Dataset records
########

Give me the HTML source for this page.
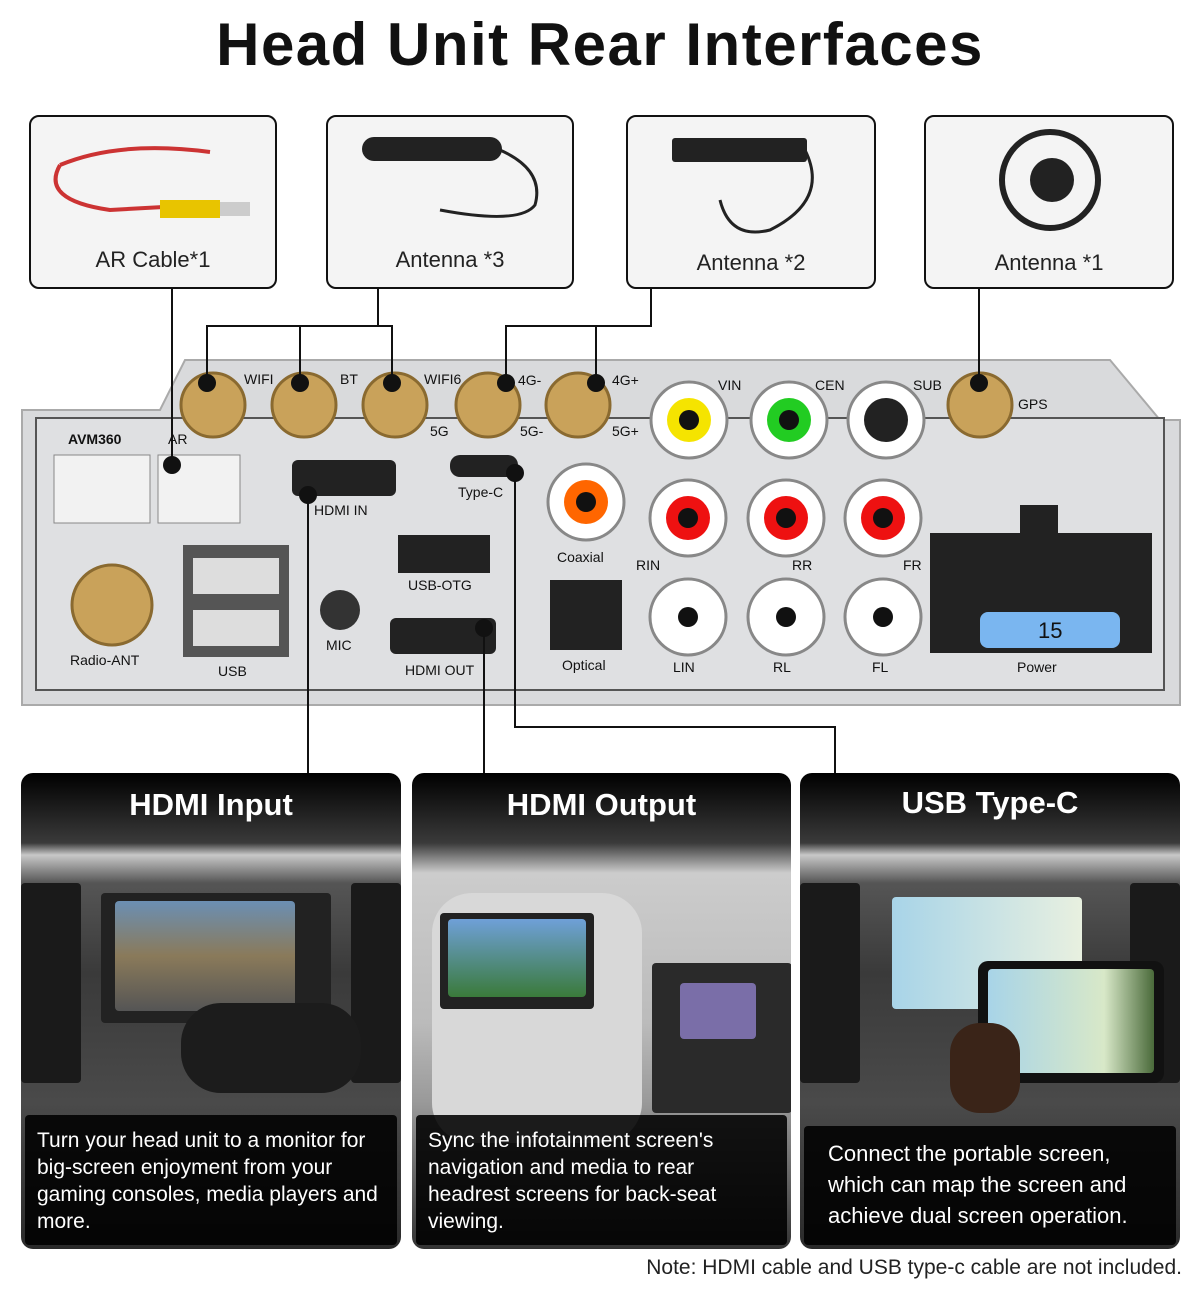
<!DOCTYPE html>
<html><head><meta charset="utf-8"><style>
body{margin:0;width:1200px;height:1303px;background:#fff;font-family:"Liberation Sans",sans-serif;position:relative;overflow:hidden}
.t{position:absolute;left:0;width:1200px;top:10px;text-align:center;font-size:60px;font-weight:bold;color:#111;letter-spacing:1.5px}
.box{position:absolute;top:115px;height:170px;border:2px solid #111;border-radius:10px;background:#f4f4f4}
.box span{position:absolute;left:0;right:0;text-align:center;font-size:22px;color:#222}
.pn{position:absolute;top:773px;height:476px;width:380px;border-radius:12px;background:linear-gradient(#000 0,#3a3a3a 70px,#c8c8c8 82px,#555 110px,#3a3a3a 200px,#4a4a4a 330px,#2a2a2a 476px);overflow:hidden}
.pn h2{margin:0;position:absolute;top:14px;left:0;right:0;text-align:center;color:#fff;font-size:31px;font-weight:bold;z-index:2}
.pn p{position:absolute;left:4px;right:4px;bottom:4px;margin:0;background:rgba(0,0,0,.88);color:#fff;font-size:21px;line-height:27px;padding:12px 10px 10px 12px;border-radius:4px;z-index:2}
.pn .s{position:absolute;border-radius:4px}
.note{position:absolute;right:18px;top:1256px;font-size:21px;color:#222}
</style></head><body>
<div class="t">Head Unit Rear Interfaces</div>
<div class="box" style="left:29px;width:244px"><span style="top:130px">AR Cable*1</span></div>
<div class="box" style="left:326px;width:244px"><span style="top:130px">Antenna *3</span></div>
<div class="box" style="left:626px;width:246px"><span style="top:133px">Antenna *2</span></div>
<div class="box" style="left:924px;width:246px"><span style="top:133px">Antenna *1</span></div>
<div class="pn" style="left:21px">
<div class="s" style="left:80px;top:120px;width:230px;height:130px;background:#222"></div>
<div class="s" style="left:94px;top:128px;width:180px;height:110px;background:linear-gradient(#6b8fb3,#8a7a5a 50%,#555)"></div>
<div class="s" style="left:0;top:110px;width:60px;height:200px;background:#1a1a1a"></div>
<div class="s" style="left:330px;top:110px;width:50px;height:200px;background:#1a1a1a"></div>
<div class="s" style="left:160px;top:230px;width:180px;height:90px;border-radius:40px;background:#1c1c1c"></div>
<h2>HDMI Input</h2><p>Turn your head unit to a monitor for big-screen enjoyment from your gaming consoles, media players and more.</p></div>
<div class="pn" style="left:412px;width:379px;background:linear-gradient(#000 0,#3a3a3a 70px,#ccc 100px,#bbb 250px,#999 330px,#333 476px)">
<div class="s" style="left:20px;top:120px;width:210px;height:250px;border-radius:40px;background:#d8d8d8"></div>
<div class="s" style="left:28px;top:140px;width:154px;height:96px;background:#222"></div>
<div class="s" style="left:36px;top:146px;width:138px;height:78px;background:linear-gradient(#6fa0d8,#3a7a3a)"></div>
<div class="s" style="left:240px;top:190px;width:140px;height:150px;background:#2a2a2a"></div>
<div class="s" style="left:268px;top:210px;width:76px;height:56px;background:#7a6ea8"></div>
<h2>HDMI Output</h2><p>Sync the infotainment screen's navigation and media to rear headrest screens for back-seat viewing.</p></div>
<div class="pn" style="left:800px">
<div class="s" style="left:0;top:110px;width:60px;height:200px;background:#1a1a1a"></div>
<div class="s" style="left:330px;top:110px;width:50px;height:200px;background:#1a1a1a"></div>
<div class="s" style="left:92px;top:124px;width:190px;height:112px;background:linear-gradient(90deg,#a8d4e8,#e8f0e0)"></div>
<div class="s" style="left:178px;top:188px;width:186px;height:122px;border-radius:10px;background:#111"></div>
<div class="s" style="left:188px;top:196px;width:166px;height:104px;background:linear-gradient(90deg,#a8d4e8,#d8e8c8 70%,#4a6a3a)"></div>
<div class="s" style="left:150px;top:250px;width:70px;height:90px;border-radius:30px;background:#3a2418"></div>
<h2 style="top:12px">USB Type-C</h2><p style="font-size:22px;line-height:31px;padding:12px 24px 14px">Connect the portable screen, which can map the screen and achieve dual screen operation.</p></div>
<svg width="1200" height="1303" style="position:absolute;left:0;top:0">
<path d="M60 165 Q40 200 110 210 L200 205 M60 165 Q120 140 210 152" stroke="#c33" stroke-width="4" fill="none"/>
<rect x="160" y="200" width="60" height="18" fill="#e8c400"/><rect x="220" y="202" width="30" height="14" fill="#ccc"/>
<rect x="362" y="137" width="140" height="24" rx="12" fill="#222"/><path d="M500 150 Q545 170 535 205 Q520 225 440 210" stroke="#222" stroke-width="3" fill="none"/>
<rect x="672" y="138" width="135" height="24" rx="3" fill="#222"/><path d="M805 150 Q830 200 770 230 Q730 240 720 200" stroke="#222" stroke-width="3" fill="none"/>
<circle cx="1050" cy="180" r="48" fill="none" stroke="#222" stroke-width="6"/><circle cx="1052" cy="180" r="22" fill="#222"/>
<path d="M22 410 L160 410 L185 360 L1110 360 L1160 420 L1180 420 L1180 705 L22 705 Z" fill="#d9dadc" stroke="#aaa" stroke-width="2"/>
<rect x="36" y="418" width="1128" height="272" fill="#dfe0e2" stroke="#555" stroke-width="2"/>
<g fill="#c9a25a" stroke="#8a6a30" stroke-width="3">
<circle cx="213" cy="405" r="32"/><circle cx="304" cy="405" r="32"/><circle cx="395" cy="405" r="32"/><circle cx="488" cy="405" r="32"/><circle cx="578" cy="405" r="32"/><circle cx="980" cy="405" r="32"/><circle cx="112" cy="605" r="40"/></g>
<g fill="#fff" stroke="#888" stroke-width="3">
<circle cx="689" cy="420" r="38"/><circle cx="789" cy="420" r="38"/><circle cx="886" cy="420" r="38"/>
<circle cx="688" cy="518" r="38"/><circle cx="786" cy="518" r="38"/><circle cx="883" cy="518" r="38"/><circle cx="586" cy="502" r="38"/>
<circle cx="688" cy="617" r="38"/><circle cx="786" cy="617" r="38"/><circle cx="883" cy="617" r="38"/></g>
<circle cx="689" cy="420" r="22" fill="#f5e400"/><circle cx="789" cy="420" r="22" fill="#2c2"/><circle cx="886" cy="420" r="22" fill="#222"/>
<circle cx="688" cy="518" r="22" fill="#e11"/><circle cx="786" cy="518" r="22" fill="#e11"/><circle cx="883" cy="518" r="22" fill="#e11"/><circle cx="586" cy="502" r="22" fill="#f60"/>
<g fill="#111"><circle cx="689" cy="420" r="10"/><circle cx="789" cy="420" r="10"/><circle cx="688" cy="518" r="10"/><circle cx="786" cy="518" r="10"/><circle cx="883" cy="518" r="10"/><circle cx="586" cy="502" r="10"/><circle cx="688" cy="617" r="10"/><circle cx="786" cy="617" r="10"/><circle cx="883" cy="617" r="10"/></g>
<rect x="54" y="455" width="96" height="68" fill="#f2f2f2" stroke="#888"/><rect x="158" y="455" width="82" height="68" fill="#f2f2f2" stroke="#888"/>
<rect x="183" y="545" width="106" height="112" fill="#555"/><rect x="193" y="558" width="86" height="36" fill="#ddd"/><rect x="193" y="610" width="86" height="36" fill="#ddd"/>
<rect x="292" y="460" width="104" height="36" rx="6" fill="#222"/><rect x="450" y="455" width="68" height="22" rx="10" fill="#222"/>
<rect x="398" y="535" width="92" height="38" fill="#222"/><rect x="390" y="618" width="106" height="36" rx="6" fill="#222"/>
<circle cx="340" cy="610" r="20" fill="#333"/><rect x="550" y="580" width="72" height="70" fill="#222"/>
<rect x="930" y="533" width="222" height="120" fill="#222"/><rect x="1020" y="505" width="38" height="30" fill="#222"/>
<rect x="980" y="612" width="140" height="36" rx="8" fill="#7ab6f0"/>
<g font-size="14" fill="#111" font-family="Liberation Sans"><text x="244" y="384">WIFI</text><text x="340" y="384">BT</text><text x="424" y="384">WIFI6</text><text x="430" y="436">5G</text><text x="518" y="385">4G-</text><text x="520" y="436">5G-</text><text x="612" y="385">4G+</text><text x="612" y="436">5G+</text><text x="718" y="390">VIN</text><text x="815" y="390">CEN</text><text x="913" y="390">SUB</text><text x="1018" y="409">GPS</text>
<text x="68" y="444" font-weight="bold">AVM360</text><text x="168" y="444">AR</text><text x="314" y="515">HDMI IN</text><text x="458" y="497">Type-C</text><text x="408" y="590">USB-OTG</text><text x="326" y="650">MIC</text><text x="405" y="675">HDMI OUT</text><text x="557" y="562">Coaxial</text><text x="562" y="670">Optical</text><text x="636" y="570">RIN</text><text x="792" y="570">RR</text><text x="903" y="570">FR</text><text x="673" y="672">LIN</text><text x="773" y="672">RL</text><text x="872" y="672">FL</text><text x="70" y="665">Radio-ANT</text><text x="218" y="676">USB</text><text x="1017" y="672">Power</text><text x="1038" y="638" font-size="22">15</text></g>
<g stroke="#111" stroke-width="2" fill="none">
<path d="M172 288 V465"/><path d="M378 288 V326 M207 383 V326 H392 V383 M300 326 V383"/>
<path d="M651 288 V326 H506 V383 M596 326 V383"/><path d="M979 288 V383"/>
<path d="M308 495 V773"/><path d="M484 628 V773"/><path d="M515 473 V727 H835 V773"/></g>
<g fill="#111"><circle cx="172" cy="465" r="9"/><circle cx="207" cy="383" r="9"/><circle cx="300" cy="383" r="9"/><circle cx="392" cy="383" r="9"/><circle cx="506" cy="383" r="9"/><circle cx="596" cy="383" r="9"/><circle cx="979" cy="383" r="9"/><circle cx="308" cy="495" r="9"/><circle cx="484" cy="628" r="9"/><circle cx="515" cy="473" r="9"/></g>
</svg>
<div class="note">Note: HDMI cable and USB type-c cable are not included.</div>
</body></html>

########

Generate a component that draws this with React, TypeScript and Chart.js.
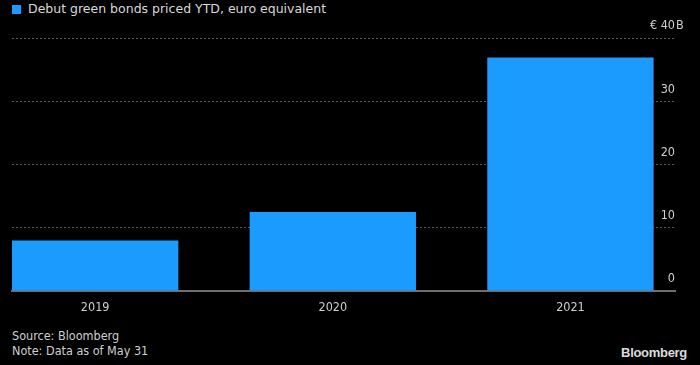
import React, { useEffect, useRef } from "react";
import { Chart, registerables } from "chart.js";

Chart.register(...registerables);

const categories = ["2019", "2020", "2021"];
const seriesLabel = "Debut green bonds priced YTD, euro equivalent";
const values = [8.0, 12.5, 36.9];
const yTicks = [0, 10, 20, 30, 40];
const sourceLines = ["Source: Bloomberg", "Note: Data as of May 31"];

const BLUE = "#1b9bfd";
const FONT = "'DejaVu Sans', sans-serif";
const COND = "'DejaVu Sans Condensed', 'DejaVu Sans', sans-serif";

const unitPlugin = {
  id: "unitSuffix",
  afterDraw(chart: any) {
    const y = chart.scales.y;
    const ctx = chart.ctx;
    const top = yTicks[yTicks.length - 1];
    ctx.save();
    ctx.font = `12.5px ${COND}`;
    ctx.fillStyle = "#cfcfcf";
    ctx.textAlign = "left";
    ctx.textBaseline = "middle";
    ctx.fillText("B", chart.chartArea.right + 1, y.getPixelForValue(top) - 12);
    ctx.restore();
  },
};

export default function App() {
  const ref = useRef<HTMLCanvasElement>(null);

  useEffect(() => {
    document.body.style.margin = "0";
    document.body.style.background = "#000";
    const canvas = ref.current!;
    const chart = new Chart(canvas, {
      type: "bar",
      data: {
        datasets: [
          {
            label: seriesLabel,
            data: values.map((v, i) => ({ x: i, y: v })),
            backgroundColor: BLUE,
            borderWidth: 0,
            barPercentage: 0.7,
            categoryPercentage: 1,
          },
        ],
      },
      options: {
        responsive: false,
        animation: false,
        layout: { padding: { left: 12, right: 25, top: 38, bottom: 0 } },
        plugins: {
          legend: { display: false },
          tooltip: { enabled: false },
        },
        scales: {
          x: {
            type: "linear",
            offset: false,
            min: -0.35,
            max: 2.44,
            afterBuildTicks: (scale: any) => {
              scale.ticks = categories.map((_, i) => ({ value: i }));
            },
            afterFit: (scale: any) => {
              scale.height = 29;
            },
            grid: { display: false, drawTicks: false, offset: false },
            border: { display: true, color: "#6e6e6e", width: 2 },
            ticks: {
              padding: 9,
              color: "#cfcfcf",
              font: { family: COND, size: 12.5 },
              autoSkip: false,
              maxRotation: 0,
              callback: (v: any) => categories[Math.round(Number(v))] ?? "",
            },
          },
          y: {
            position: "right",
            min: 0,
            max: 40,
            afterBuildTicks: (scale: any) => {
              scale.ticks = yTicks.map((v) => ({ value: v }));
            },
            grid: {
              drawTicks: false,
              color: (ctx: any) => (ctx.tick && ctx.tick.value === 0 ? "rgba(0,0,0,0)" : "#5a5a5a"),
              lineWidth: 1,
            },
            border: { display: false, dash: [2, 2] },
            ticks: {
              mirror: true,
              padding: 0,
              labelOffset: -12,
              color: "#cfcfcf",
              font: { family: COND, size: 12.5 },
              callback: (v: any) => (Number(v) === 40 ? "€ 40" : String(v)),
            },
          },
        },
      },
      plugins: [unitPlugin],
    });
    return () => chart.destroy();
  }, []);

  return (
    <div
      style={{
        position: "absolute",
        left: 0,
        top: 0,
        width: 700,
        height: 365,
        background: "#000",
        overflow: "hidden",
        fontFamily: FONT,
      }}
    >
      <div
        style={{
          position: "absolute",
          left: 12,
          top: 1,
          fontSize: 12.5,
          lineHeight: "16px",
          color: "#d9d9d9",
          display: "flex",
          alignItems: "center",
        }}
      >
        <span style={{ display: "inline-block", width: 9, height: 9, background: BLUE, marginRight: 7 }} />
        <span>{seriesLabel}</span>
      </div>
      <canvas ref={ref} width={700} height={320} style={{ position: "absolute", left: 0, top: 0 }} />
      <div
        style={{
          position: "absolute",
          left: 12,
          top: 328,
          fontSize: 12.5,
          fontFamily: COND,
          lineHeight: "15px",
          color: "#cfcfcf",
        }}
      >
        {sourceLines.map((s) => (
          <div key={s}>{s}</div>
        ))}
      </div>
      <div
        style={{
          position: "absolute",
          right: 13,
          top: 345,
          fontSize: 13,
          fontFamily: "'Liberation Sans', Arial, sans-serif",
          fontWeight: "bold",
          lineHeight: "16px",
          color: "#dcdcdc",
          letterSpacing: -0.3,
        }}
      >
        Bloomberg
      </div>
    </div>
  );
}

########

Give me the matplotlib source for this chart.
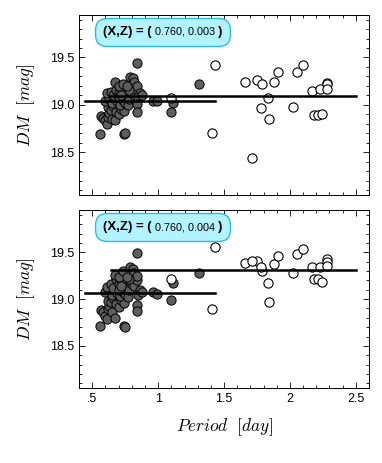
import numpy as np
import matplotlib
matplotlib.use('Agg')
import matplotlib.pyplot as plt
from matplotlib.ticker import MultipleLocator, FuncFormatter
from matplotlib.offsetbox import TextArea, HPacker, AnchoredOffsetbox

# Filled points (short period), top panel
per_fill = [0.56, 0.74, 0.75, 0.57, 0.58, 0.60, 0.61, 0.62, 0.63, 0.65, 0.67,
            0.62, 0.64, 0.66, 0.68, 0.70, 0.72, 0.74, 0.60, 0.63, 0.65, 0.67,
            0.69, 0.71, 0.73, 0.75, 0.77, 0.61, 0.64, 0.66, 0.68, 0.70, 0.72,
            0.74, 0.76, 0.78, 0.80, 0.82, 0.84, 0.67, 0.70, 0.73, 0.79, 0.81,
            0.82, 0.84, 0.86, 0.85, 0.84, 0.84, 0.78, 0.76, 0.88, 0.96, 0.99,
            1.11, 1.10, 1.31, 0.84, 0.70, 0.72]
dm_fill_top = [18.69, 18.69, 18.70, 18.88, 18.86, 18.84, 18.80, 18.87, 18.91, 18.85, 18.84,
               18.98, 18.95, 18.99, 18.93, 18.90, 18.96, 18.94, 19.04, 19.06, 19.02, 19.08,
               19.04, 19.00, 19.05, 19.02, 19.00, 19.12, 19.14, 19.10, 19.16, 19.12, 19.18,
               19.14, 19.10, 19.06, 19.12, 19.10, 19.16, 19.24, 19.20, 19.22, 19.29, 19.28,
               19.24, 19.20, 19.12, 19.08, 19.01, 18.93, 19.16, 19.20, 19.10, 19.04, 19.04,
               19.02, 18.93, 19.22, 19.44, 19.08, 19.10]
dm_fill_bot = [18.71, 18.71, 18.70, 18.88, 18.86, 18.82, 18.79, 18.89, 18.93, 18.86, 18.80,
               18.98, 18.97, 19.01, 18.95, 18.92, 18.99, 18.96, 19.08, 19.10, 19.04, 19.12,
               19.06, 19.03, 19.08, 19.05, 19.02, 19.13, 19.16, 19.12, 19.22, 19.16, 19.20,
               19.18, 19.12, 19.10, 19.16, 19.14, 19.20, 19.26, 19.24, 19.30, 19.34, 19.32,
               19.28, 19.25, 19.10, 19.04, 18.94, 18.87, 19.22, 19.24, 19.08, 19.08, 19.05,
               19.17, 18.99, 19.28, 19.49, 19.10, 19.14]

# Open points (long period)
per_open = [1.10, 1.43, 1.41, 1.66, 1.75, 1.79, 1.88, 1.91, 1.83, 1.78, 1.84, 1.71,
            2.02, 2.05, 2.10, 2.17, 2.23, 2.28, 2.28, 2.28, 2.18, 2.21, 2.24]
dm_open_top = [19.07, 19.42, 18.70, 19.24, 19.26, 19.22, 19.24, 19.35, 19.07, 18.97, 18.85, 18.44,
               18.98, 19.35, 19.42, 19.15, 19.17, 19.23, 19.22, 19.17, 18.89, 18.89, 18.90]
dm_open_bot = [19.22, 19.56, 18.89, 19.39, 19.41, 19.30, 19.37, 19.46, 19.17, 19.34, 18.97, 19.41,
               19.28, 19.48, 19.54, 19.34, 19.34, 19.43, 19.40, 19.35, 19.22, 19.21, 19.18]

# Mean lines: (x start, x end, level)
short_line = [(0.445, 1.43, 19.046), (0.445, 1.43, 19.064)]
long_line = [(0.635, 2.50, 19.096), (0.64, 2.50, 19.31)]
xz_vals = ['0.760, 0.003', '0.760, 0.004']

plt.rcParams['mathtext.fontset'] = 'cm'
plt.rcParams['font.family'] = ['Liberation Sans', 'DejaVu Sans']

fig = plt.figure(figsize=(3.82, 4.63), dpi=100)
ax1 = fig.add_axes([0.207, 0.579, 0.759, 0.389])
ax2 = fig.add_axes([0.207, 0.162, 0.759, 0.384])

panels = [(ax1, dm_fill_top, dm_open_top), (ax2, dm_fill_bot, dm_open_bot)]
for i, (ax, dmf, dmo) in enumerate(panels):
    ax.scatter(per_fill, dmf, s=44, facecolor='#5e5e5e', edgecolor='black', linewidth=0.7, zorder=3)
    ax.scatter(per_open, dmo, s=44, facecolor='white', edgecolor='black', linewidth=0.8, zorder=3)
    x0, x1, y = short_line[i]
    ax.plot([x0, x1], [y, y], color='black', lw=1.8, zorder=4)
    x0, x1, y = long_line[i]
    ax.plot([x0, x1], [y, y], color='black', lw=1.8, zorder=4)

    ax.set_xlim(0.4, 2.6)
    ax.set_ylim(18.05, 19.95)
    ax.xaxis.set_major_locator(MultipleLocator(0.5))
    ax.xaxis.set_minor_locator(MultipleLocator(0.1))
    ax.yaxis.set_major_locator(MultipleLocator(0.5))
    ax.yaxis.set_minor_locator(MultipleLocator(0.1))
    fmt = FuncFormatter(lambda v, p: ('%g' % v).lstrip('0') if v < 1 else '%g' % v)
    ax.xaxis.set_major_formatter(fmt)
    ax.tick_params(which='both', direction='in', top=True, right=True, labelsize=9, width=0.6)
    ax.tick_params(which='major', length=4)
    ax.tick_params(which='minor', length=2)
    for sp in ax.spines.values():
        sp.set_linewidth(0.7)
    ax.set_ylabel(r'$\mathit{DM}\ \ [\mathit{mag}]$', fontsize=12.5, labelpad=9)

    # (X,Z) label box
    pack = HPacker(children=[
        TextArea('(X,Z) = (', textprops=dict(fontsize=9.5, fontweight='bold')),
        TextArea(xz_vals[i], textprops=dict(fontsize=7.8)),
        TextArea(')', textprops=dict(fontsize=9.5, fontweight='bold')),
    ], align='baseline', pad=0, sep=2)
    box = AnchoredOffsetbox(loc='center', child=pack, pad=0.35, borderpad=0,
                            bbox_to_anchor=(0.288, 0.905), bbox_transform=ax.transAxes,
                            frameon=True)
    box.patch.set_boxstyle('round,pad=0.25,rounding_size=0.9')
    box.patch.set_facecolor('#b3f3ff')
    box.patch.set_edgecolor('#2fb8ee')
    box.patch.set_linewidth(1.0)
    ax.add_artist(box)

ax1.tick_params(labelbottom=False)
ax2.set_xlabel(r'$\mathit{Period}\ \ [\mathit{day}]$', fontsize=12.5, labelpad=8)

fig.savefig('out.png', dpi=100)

########

Given task: Go through the listing above and pull out each line containing the word "React".

Result of this exercise:
Generate a component that draws this with React, TypeScript and Chart.js.
import React, { useEffect, useRef } from "react";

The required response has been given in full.